Works of Latvian Kinetic Art Shown in Global Context in an Exhibition for the First Time

In collaboration with the Latvian Centre for Contemporary Art, the ambitious exhibition The Other Trans-Atlantic. Kinetic and Op Art in Eastern Europe and Latin America 1950s – 1970s has been opened in Garage, one of the most important museums of contemporary art in Moscow. It also includes works by Latvian artists Valdis Celms, Jānis Krievs and Artūrs Riņķis – their functional and visionary proposals for the urban space of Riga as well as kinetic installations.

This is the first exhibition of a global context to include works of Latvian kinetic art from the 1970s, part of them coming from the collection of the Latvian National Museum of Art. It follows several years of research and exhibitions of kinetic art by the Latvian Centre for Contemporary Art.

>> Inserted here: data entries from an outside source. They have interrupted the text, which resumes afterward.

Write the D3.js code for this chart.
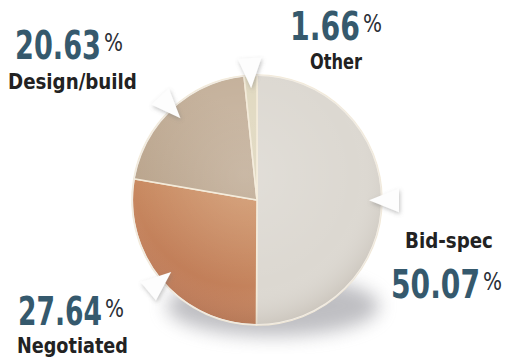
<!DOCTYPE html>
<html>
<head>
<meta charset="utf-8">
<script src="https://cdn.jsdelivr.net/npm/d3@7"></script>
<style>
  body { margin: 0; background: #fff; }
  svg { display: block; }
</style>
</head>
<body>
<div id="container"></div>
<script>
const width = 505
const height = 360

// data, clockwise from 12 o'clock
const categories = ["Bid-spec", "Negotiated", "Design/build", "Other"]
const shares = [50.07, 27.64, 20.63, 1.66]
// light / dark end of each slice's shading
const sliceLight = ["#dcd8d1", "#d7a272", "#c4b09a", "#e0d8bf"]
const sliceDark = ["#c3beb5", "#b5694a", "#ad967c", "#cbbf9f"]

// label layout: number position/width, label position/width
const labelLayout = {
    "Bid-spec":     { nx: 391, ny: 298, nw: 89, lx: 405, ly: 248, lw: 88 },
    "Negotiated":   { nx: 18,  ny: 325, nw: 84, lx: 17,  ly: 353, lw: 111 },
    "Design/build": { nx: 15,  ny: 59,  nw: 86, lx: 8,   ly: 89,  lw: 129 },
    "Other":        { nx: 290, ny: 40,  nw: 70, lx: 310, ly: 69,  lw: 52 },
}

const cx = 257
const cy = 200
const radius = 125

const svg = d3.select('#container')
    .append('svg').attr('width', width).attr('height', height)

const defs = svg.append("defs")

const blur = defs.append("filter").attr("id", "blur")
    .attr("x", "-30%").attr("y", "-30%").attr("width", "160%").attr("height", "160%")
blur.append("feGaussianBlur").attr("stdDeviation", 9)

const arrowShadow = defs.append("filter").attr("id", "arrowShadow")
    .attr("x", "-50%").attr("y", "-50%").attr("width", "200%").attr("height", "200%")
arrowShadow.append("feDropShadow")
    .attr("dx", 1).attr("dy", 2).attr("stdDeviation", 2)
    .attr("flood-color", "#777").attr("flood-opacity", 0.45)

sliceLight.forEach((c, i) => {
    const lg = defs.append("linearGradient").attr("id", "slice" + i)
        .attr("gradientUnits", "userSpaceOnUse")
        .attr("x1", cx + 40).attr("y1", cy - 110)
        .attr("x2", cx - 90).attr("y2", cy + 120)
    lg.append("stop").attr("offset", "0%").attr("stop-color", c)
    lg.append("stop").attr("offset", "100%").attr("stop-color", sliceDark[i])
})
// bid-spec darkens toward the right
defs.select("#slice0")
    .attr("x1", cx - 10).attr("y1", cy - 60)
    .attr("x2", cx + 120).attr("y2", cy + 60)

// lighting over the whole disc
const light = defs.append("radialGradient").attr("id", "light")
    .attr("cx", "45%").attr("cy", "40%").attr("r", "62%")
light.append("stop").attr("offset", "0%").attr("stop-color", "#fff").attr("stop-opacity", 0.16)
light.append("stop").attr("offset", "72%").attr("stop-color", "#fff").attr("stop-opacity", 0.0)
light.append("stop").attr("offset", "100%").attr("stop-color", "#6b5a48").attr("stop-opacity", 0.16)

// shadow beneath the pie
svg.append("ellipse")
    .attr("cx", cx + 16).attr("cy", cy + 106)
    .attr("rx", radius * 0.85).attr("ry", 30)
    .attr("fill", "#8a8a92").attr("opacity", 0.55)
    .attr("filter", "url(#blur)")

const g = svg.append("g").attr("transform", `translate(${cx},${cy})`)

const pie = d3.pie().sort(null).value(d => d)
const arcs = pie(shares)

const arc = d3.arc().innerRadius(0).outerRadius(radius)

g.selectAll(".slice")
    .data(arcs)
    .join("path")
    .attr("class", "slice")
    .attr("d", arc)
    .attr("fill", (d, i) => `url(#slice${i})`)
    .attr("stroke", "#f3ead8")
    .attr("stroke-width", 1.6)

g.append("circle")
    .attr("r", radius)
    .attr("fill", "url(#light)")

g.append("circle")
    .attr("r", radius - 0.5)
    .attr("fill", "none")
    .attr("stroke", "#f1ece4")
    .attr("stroke-width", 1.2)

// arrows pointing into each slice
const pt = (a, r) => [r * Math.sin(a), -r * Math.cos(a)]
g.selectAll(".arrow")
    .data(arcs)
    .join("path")
    .attr("class", "arrow")
    .attr("d", d => {
        const a = (d.startAngle + d.endAngle) / 2
        const tip = pt(a, radius - 13)
        const base = pt(a, radius + 17)
        const px = Math.cos(a) * 12
        const py = Math.sin(a) * 12
        return d3.line()([tip, [base[0] + px, base[1] + py], [base[0] - px, base[1] - py]]) + "Z"
    })
    .attr("fill", "#fdfdfd")
    .attr("filter", "url(#arrowShadow)")

// labels, squeezed horizontally to the condensed widths of the original
const fontStack = "'Liberation Sans Narrow', 'DejaVu Sans Condensed', 'Roboto Condensed', sans-serif"

function fitText(x, y, w, str, size, weight, fill) {
    const t = svg.append("text")
        .attr("font-family", fontStack)
        .attr("font-weight", weight)
        .attr("font-size", size)
        .attr("fill", fill)
        .text(str)
    const natural = t.node().getComputedTextLength()
    t.attr("transform", `translate(${x},${y}) scale(${w / natural},1)`)
    return t
}

categories.forEach((name, i) => {
    const L = labelLayout[name]
    fitText(L.nx, L.ny, L.nw, shares[i].toFixed(2), 39, "bold", "#35596d")
    fitText(L.nx + L.nw + 3, L.ny - 8, 19, "%", 24, "normal", "#2a2f35")
    fitText(L.lx, L.ly, L.lw, name, 21, "bold", "#222")
})
</script>
</body>
</html>
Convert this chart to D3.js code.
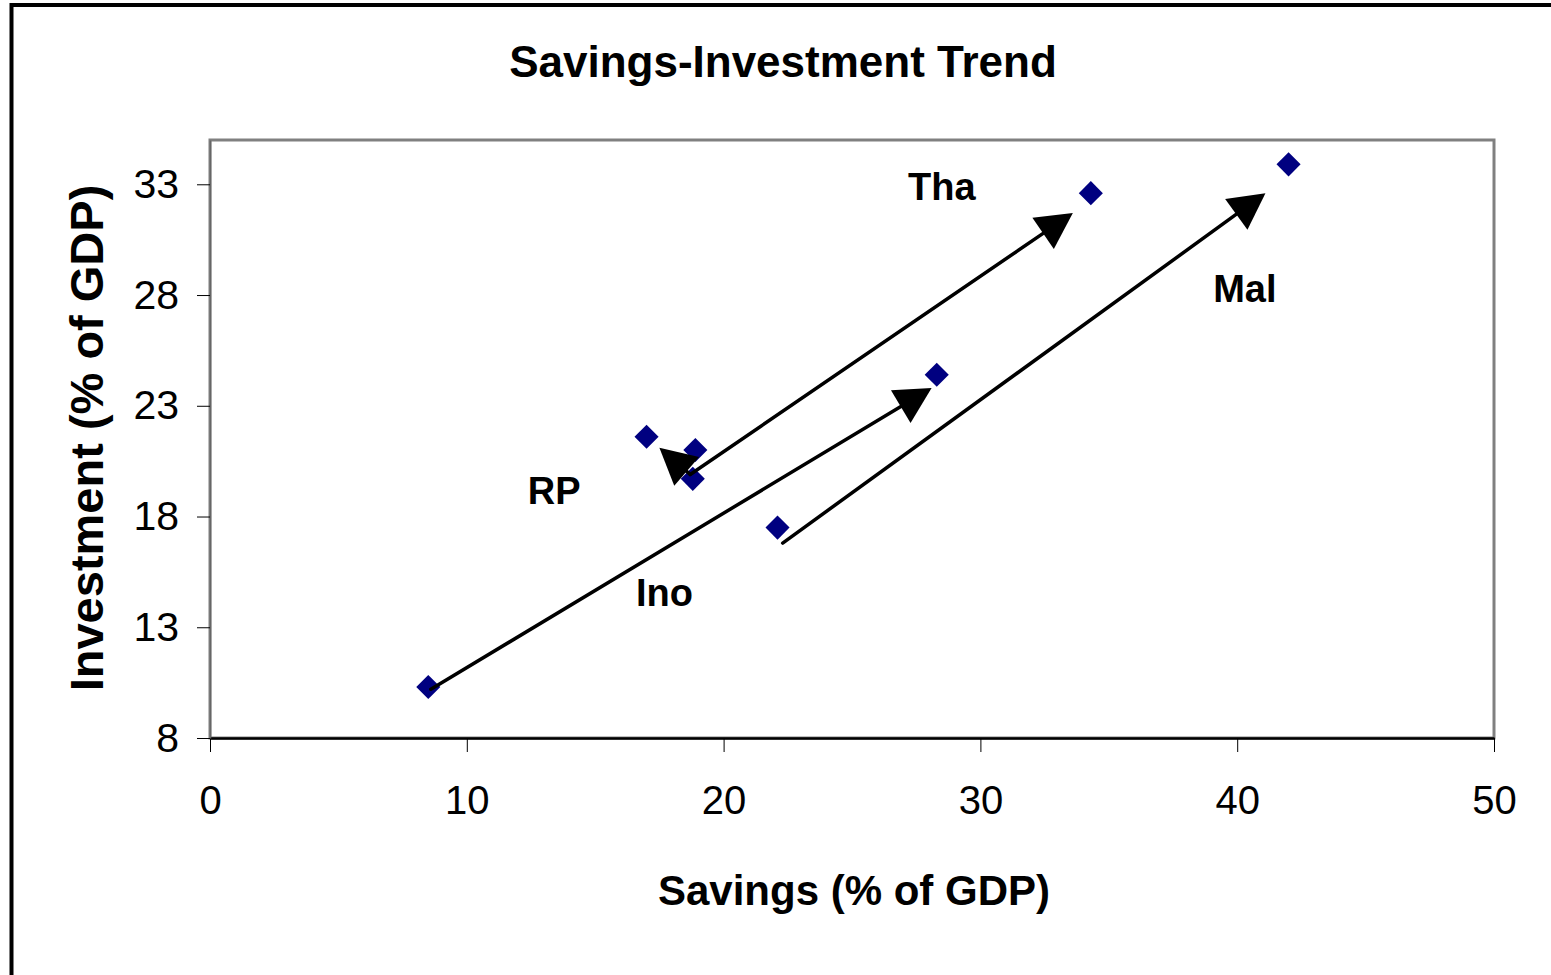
<!DOCTYPE html>
<html>
<head>
<meta charset="utf-8">
<script src="https://cdn.jsdelivr.net/npm/d3@7"></script>
<style>
  body { margin: 0; background: #fff; }
  text { font-family: Arial, "Liberation Sans", sans-serif; }
</style>
</head>
<body>
<svg width="1551" height="975"></svg>
<script>
// savings / investment points (% of GDP)
var savings    = [8.5, 28.3, 17.0, 18.8, 18.9, 34.3, 22.1, 42.0];
var investment = [10.3, 24.4, 21.6, 19.7, 21.0, 32.6, 17.5, 33.9];

// trend arrows, start -> end in data units
var arrowNames = ["Ino", "Tha", "Mal", "RP"];
var arrowFrom  = [[8.6, 10.2], [18.7, 19.9], [22.3, 16.8], [18.7, 19.9]];
var arrowTo    = [[28.1, 23.8], [33.6, 31.7], [41.1, 32.6], [17.5, 21.1]];

// country labels
var labelNames = ["Tha", "Mal", "RP", "Ino"];
var labelX     = [28.5, 40.3, 13.4, 17.7];
var labelY     = [32.9, 28.3, 19.2, 14.6];

var xTicks = [0, 10, 20, 30, 40, 50];
var yTicks = [8, 13, 18, 23, 28, 33];

var svg = d3.select("svg");

// plot box (note: "top" clashes with window.top, so prefix these)
var plotLeft = 210, plotRight = 1494, plotTop = 140, plotBottom = 738;

var x = d3.scaleLinear().domain([0, 50]).range([plotLeft, plotRight]);
var y = d3.scaleLinear().domain([8, 35]).range([plotBottom, plotTop]);

// outer chart frame (runs off the right and bottom edges)
svg.append("rect")
    .attr("x", 11.5).attr("y", 5)
    .attr("width", 1600).attr("height", 1100)
    .attr("fill", "#fff")
    .attr("stroke", "#000")
    .attr("stroke-width", 4);

svg.append("text")
    .attr("x", 783).attr("y", 77)
    .attr("text-anchor", "middle")
    .attr("font-size", 44)
    .attr("font-weight", "bold")
    .text("Savings-Investment Trend");

// plot area
svg.append("rect")
    .attr("x", plotLeft).attr("y", plotTop)
    .attr("width", plotRight - plotLeft).attr("height", plotBottom - plotTop)
    .attr("fill", "#fff")
    .attr("stroke", "#808080")
    .attr("stroke-width", 3);

var xAxis = svg.append("g")
    .attr("transform", "translate(0," + plotBottom + ")")
    .call(d3.axisBottom(x).tickValues(xTicks).tickSize(14).tickSizeOuter(0).tickPadding(34));
xAxis.select(".domain").attr("stroke", "#000").attr("stroke-width", 2.5);
xAxis.selectAll(".tick line").attr("stroke", "#000");
xAxis.selectAll("text")
    .attr("font-size", 40)
    .attr("fill", "#000")
    .attr("font-family", "Arial, 'Liberation Sans', sans-serif");

var yAxis = svg.append("g")
    .attr("transform", "translate(" + plotLeft + ",0)")
    .call(d3.axisLeft(y).tickValues(yTicks).tickSize(13).tickSizeOuter(0).tickPadding(18));
yAxis.select(".domain").attr("stroke", "#666").attr("stroke-width", 1.5);
yAxis.selectAll(".tick line").attr("stroke", "#000");
yAxis.selectAll("text")
    .attr("font-size", 41)
    .attr("fill", "#000")
    .attr("font-family", "Arial, 'Liberation Sans', sans-serif");

// axis titles
svg.append("text")
    .attr("x", 854).attr("y", 905)
    .attr("text-anchor", "middle")
    .attr("font-size", 42)
    .attr("font-weight", "bold")
    .text("Savings (% of GDP)");

svg.append("text")
    .attr("transform", "translate(103,438) rotate(-90)")
    .attr("text-anchor", "middle")
    .attr("font-size", 47)
    .attr("font-weight", "bold")
    .text("Investment (% of GDP)");

// points
var pts = savings.map(function(s, i) { return [s, investment[i]]; });

svg.append("g").selectAll("path")
    .data(pts)
    .enter().append("path")
      .attr("d", d3.symbol().type(d3.symbolSquare).size(290))
      .attr("transform", function(d) { return "translate(" + x(d[0]) + "," + y(d[1]) + ") rotate(45)"; })
      .attr("fill", "#000080");

// arrows
var arrows = arrowNames.map(function(n, i) { return { name: n, from: arrowFrom[i], to: arrowTo[i] }; });

var ag = svg.append("g");
arrows.forEach(function(a) {
    var x0 = x(a.from[0]), y0 = y(a.from[1]),
        x1 = x(a.to[0]), y1 = y(a.to[1]);
    var dx = x1 - x0, dy = y1 - y0, len = Math.sqrt(dx * dx + dy * dy);
    var ux = dx / len, uy = dy / len, px = -uy, py = ux;
    var L = 36, W = 19;
    var bx = x1 - ux * L, by = y1 - uy * L;

    ag.append("line")
        .attr("x1", x0).attr("y1", y0)
        .attr("x2", bx + ux * 4).attr("y2", by + uy * 4)
        .attr("stroke", "#000")
        .attr("stroke-width", 3.5)
        .attr("stroke-linecap", "round");

    ag.append("path")
        .attr("d", "M" + x1 + "," + y1 +
                   "L" + (bx + px * W) + "," + (by + py * W) +
                   "L" + (bx - px * W) + "," + (by - py * W) + "Z")
        .attr("fill", "#000");
});

// labels
svg.append("g").selectAll("text")
    .data(labelNames)
    .enter().append("text")
      .attr("x", function(d, i) { return x(labelX[i]); })
      .attr("y", function(d, i) { return y(labelY[i]); })
      .attr("dy", "0.36em")
      .attr("text-anchor", "middle")
      .attr("font-size", 38)
      .attr("font-weight", "bold")
      .text(function(d) { return d; });
</script>
</body>
</html>
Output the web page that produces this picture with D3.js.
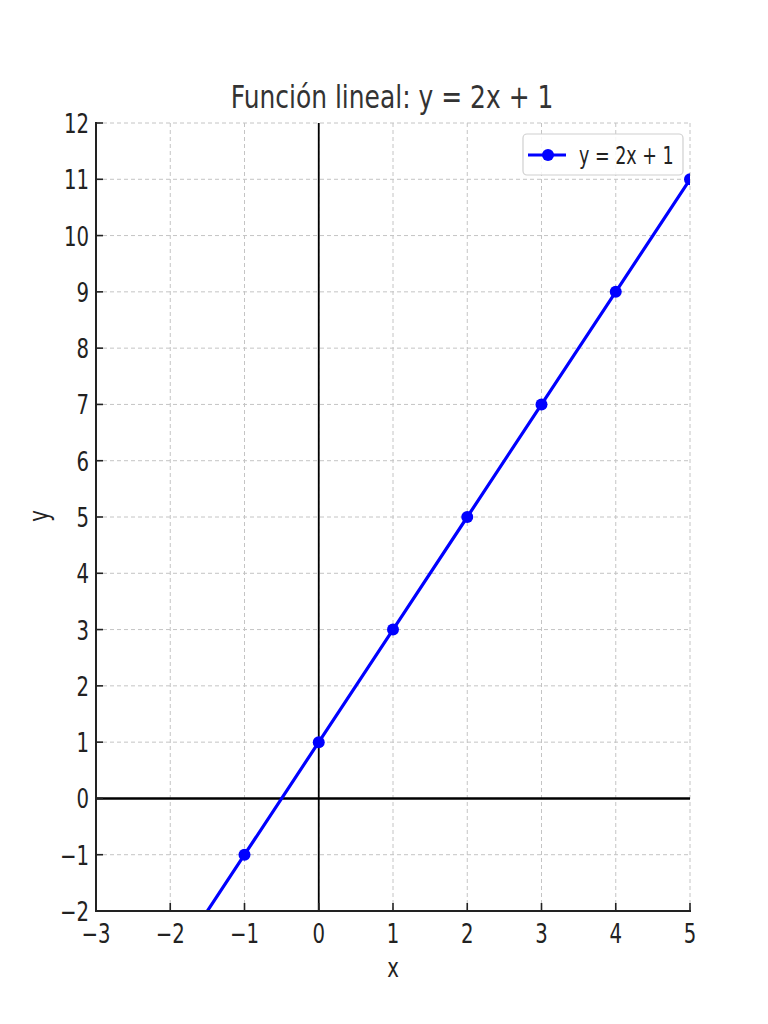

Solvita Krese, director of the LCCA, comments: “Thanks to art historian Ieva Astahovska's research and work with our archive of contemporary art, we have shown and popularised Latvian kinetic art as a previously little-known achievement in contemporary art, which is now also being recognised in the international arena of contemporary art.” 

The exhibition includes Valdis Celms' recently reconstructed installation Rotating Cylinders, which was first shown by the artist in the earliest exhibition of Latvian kinetic art, Festival, in 1972 and whose motif he has interpreted in many other works, photomontages and visionary yet realisable objects for the urban environment. 

The ambitious exhibition The Other Trans-Atlantic shows more than one hundred kinetic sculptures, installations, paintings, drawings and films as well as unique archival materials from such East-European and Latin American art centres as Warsaw, Budapest, Zagreb, Bucharest, Moscow, Riga, Tallinn, Buenos Aires, Caracas, Rio de Janeiro and Sao Paolo. The works of Latvian artists are exhibited alongside such legends of kinetic art as Fracisko Infante-Arana, Lygia Clark, Kaarel Kurismaa, Viacheslav Koleichuk, Milan Dobeš, Oskar Hansen, Oskar Hansen, Lev Nusberg, Helio Oiticica, Abraham Palatnik, Ludmila Popiel, Jesus Rafael Soto, Aleksandar Srnec, Henryk Stażewski, Victor Vasarely.